49      Par conséquent ne sont pas non plus manifestement dépourvues de tout fondement en droit les conclusions tendant à la condamnation de la République arabe syrienne au paiement des sommes de 10 136 124,75 euros et de 673 030,47 USD au titre des intérêts contractuels et de retard pour la période du 9 août 2017 au 30 juin 2022, d’une part, et des intérêts de retard dus sur les sommes de 40 744 064,86 euros et de 2 223 971,84 USD à compter du 30 juin 2022 et jusqu’à la date du paiement, d’autre part. Les intérêts de retard sont calculés selon la méthode prévue à l’article 3, paragraphe 2, de l’accord de prêt.

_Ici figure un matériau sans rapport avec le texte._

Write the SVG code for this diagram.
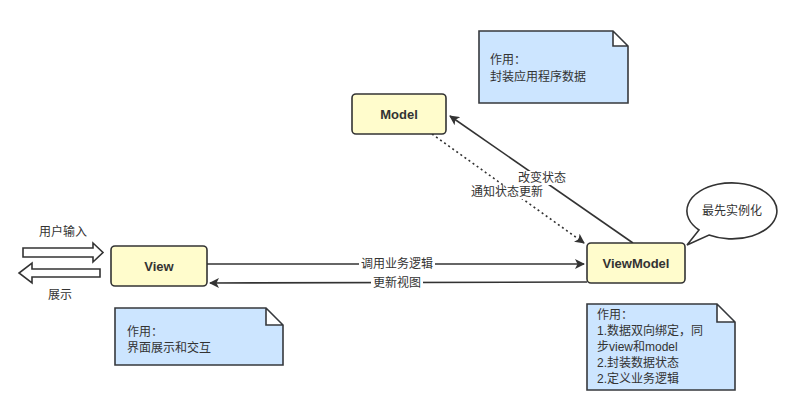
<svg xmlns="http://www.w3.org/2000/svg" width="790" height="407" viewBox="0 0 790 407">
<style>
text{font-family:"Liberation Sans","Noto Sans CJK SC",sans-serif;font-size:12px;fill:#333;}
.node rect{fill:#fffccc;stroke:#333;stroke-width:1.6;}
.node text{font-weight:bold;font-size:13px;text-anchor:middle;dominant-baseline:central;}
.note path{fill:#cce5ff;stroke:#36393d;stroke-width:1.6;}
.lbl{text-anchor:middle;dominant-baseline:central;}
.edge{stroke:#333;stroke-width:1.6;fill:none;}
.bg{fill:#fff;}
</style>
<defs>
<marker id="ah" markerWidth="10" markerHeight="10" refX="9" refY="5" orient="auto" markerUnits="userSpaceOnUse" viewBox="0 0 10 10">
<path d="M0,0 L10,5 L0,10 L2.5,5 Z" fill="#333"/>
</marker>
</defs>
<g id="connectors">
<line class="edge" x1="633" y1="243" x2="450" y2="116" marker-end="url(#ah)"/>
<line class="edge" x1="432" y1="134" x2="584" y2="243" stroke-dasharray="2,3" marker-end="url(#ah)"/>
<line class="edge" x1="207" y1="264" x2="584" y2="264" marker-end="url(#ah)"/>
<line class="edge" x1="587" y1="282" x2="210" y2="283" marker-end="url(#ah)"/>
<rect class="bg" x="526" y="171" width="44" height="14"/>
<text class="lbl" x="542" y="178">改变状态</text>
<rect class="bg" x="470" y="185" width="74" height="14"/>
<text class="lbl" x="507" y="192">通知状态更新</text>
<rect class="bg" x="359" y="257" width="76" height="14"/>
<text class="lbl" x="397" y="264">调用业务逻辑</text>
<rect class="bg" x="371" y="276" width="52" height="14"/>
<text class="lbl" x="397" y="283">更新视图</text>
</g>
<g id="input-arrow">
<path d="M23,248 L93,248 L93,243 L103,252.5 L93,262 L93,257 L23,257 Z" fill="#fff" stroke="#333" stroke-width="1.6"/>
<text class="lbl" x="63" y="232">用户输入</text>
</g>
<g id="output-arrow">
<path d="M100,269 L32,269 L32,263 L19,273 L32,283 L32,277 L100,277 Z" fill="#fff" stroke="#333" stroke-width="1.6"/>
<text class="lbl" x="60" y="295">展示</text>
</g>
<g id="model" class="node">
<rect x="352" y="94" width="94" height="40" rx="4"/>
<text x="399" y="114">Model</text>
</g>
<g id="view" class="node">
<rect x="111" y="246" width="96" height="40" rx="4"/>
<text x="159" y="266">View</text>
</g>
<g id="viewmodel" class="node">
<rect x="587" y="243" width="98" height="40" rx="4"/>
<text x="636" y="263">ViewModel</text>
</g>
<g id="note-model" class="note">
<path d="M479,31 L613,31 L628,46 L628,103 L479,103 Z M613,31 L613,46 L628,46"/>
<text x="490" y="64">作用：</text>
<text x="490" y="81">封装应用程序数据</text>
</g>
<g id="note-view" class="note">
<path d="M115,308 L266,308 L283,325 L283,365 L115,365 Z M266,308 L266,325 L283,325"/>
<text x="127" y="336">作用：</text>
<text x="127" y="352">界面展示和交互</text>
</g>
<g id="note-viewmodel" class="note">
<path d="M587,304 L717,304 L735,322 L735,390 L587,390 Z M717,304 L717,322 L735,322"/>
<text x="597" y="319">作用：</text>
<text x="597" y="335">1.数据双向绑定，同</text>
<text x="597" y="351">步view和model</text>
<text x="597" y="367">2.封装数据状态</text>
<text x="597" y="383">2.定义业务逻辑</text>
</g>
<g id="bubble">
<path d="M687,245 L699,230 A45,28 0 1 1 709,235 Z" fill="#fff" stroke="#333" stroke-width="1.6"/>
<text class="lbl" x="732" y="211">最先实例化</text>
</g>
</svg>
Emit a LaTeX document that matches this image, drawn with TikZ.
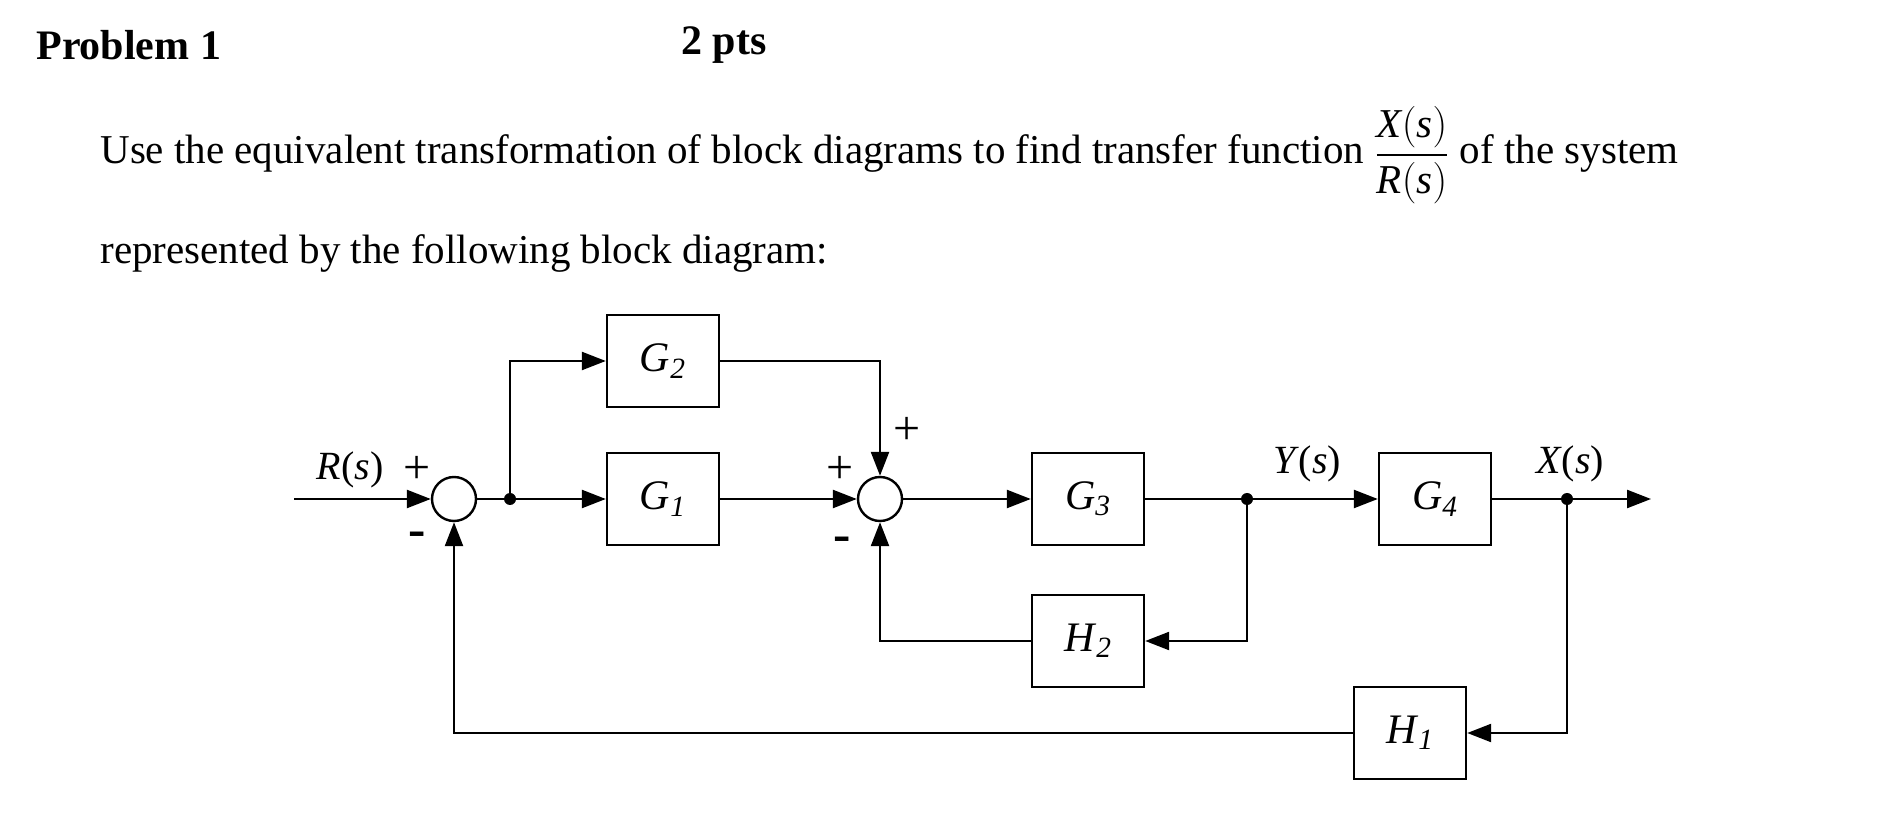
\documentclass[tikz,border=0pt]{standalone}
\usepackage{amsmath}
\usepackage{fontspec}
\setmainfont{Liberation Serif}
\usetikzlibrary{arrows.meta,positioning}

\newcommand{\blk}[2]{\textit{#1}\textsubscript{\textit{#2}}}

\tikzset{%
	block/.style={draw, line width=1.2pt, minimum width=56pt, minimum height=46pt,
		font=\fontsize{21}{24}\selectfont},
	summer/.style={draw, circle, line width=1.2pt, minimum size=22pt, inner sep=0pt},
	junc/.style={circle, fill=black, minimum size=6pt, inner sep=0pt},
	sig/.style={line width=1.2pt, -{Triangle[length=12pt,width=9pt]}},
	wire/.style={line width=1.2pt},
	lbl/.style={font=\fontsize{20}{22}\selectfont},
	body/.style={font=\fontsize{20.5}{24}\selectfont, anchor=west, inner sep=0pt},
}

\begin{document}
\begin{tikzpicture}[x=0.5pt, y=-0.5pt]
\useasboundingbox (0,0) rectangle (1898,822);

% heading and text
\node [body, font=\fontsize{21}{24}\selectfont\bfseries] (prob) at (36,45) {Problem 1};
\node [body, font=\fontsize{21}{24}\selectfont\bfseries] (pts) at (681,45) {2 pts};
\node [body, text width=867pt, align=justify] (line1) at (100,155)
  {\parfillskip=0pt Use the equivalent transformation of block diagrams to find transfer function
   \raisebox{-0.1ex}{$\dfrac{\textit{X}(\textit{s})}{\textit{R}(\textit{s})}$} of the system};
\node [body] (line2) at (100,253) {represented by the following block diagram:};

% blocks
\node [summer] (s1) at (454,499) {};
\node [junc] (d1) at (510,499) {};
\node [block] (g2) at (663,361) {\blk{G}{2}};
\node [block] (g1) at (663,499) {\blk{G}{1}};
\node [summer] (s2) at (880,499) {};
\node [block] (g3) at (1088,499) {\blk{G}{3}};
\node [junc] (dy) at (1247,499) {};
\node [block] (g4) at (1435,499) {\blk{G}{4}};
\node [junc] (dx) at (1567,499) {};
\node [block] (h2) at (1088,641) {\blk{H}{2}};
\node [block] (h1) at (1410,733) {\blk{H}{1}};
\coordinate (in) at (294,499);
\coordinate (out) at (1651,499);

% forward path
\draw [sig] (in) -- (s1);
\draw [wire] (s1) -- (d1);
\draw [sig] (d1) -- (g1);
\draw [sig] (d1) |- (g2);
\draw [sig] (g2) -| (s2);
\draw [sig] (g1) -- (s2);
\draw [sig] (s2) -- (g3);
\draw [wire] (g3) -- (dy);
\draw [sig] (dy) -- (g4);
\draw [wire] (g4) -- (dx);
\draw [sig] (dx) -- (out);

% feedback
\draw [sig] (dy) |- (h2);
\draw [sig] (h2) -| (s2);
\draw [sig] (dx) |- (h1);
\draw [sig] (h1) -| (s1);

% labels
\node [lbl] (rs) at (350,470) {\textit{R}(\textit{s})};
\node [lbl, font=\fontsize{24}{24}\selectfont] (p1) at (417,470) {+};
\node [lbl, font=\fontsize{26}{24}\selectfont\bfseries] (m1) at (417,539) {-};
\node [lbl, font=\fontsize{24}{24}\selectfont] (p2a) at (907,431) {+};
\node [lbl, font=\fontsize{24}{24}\selectfont] (p2b) at (840,470) {+};
\node [lbl, font=\fontsize{26}{24}\selectfont\bfseries] (m2) at (842,544) {-};
\node [lbl] (ys) at (1307,464) {\textit{Y}(\textit{s})};
\node [lbl] (xs) at (1570,464) {\textit{X}(\textit{s})};
\end{tikzpicture}
\end{document}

50      Partant, il y a lieu de faire droit aux conclusions de la BEI tendant à lui adjuger ses conclusions et, ainsi, à condamner la République arabe syrienne par défaut, conformément à l’article 123 du règlement de procédure.

 Sur les dépens

51      Aux termes de l’article 134, paragraphe 1, du règlement de procédure, toute partie qui succombe est condamnée aux dépens, s’il est conclu en ce sens. La République arabe syrienne ayant succombé, il y a lieu de la condamner aux dépens, conformément aux conclusions de la BEI.

Par ces motifs,

LE TRIBUNAL (neuvième chambre)

déclare et arrête :

1)      La République arabe syrienne est condamnée à rembourser à l’Union européenne, représentée par la Banque européenne d’investissement (BEI), les sommes de 50 880 189,61 euros et de 2 897 002,31 dollars des ÉtatsUnis (USD) représentant les montants principaux et les intérêts contractuels et de retard dus au 30 juin 2022 et à la BEI les sommes de 11 416,23 euros et de 760,94 USD représentant les intérêts de retard liés à la tranche due le 10 juin 2022, accumulés jusqu’au 29 juin 2022, non cautionnés par l’Union.

2)      Les sommes de 40 744 064,86 euros et de 2 223 971,84 USD comprenant les montants principaux portent intérêts de retard, calculés selon la méthode prévue à l’article 3, paragraphe 2, de l’accord de prêt no 21595 relatif à la conception, à la construction, à l’équipement et à la mise en service de certains hôpitaux situés en Syrie, conclu entre la BEI et la République arabe syrienne le 15 juin 2002, amendé par lettre du 11 avril 2006 et modifié les 17 octobre et 29 novembre 2007, à compter du 30 juin 2022 et jusqu’à la date du paiement.

3)      La République arabe syrienne est condamnée aux dépens.

Truchot

Frendo

Sampol Pucurull

Ainsi prononcé en audience publique à Luxembourg, le 20 décembre 2023.

Signatures


*      Langue de procédure : l’anglais.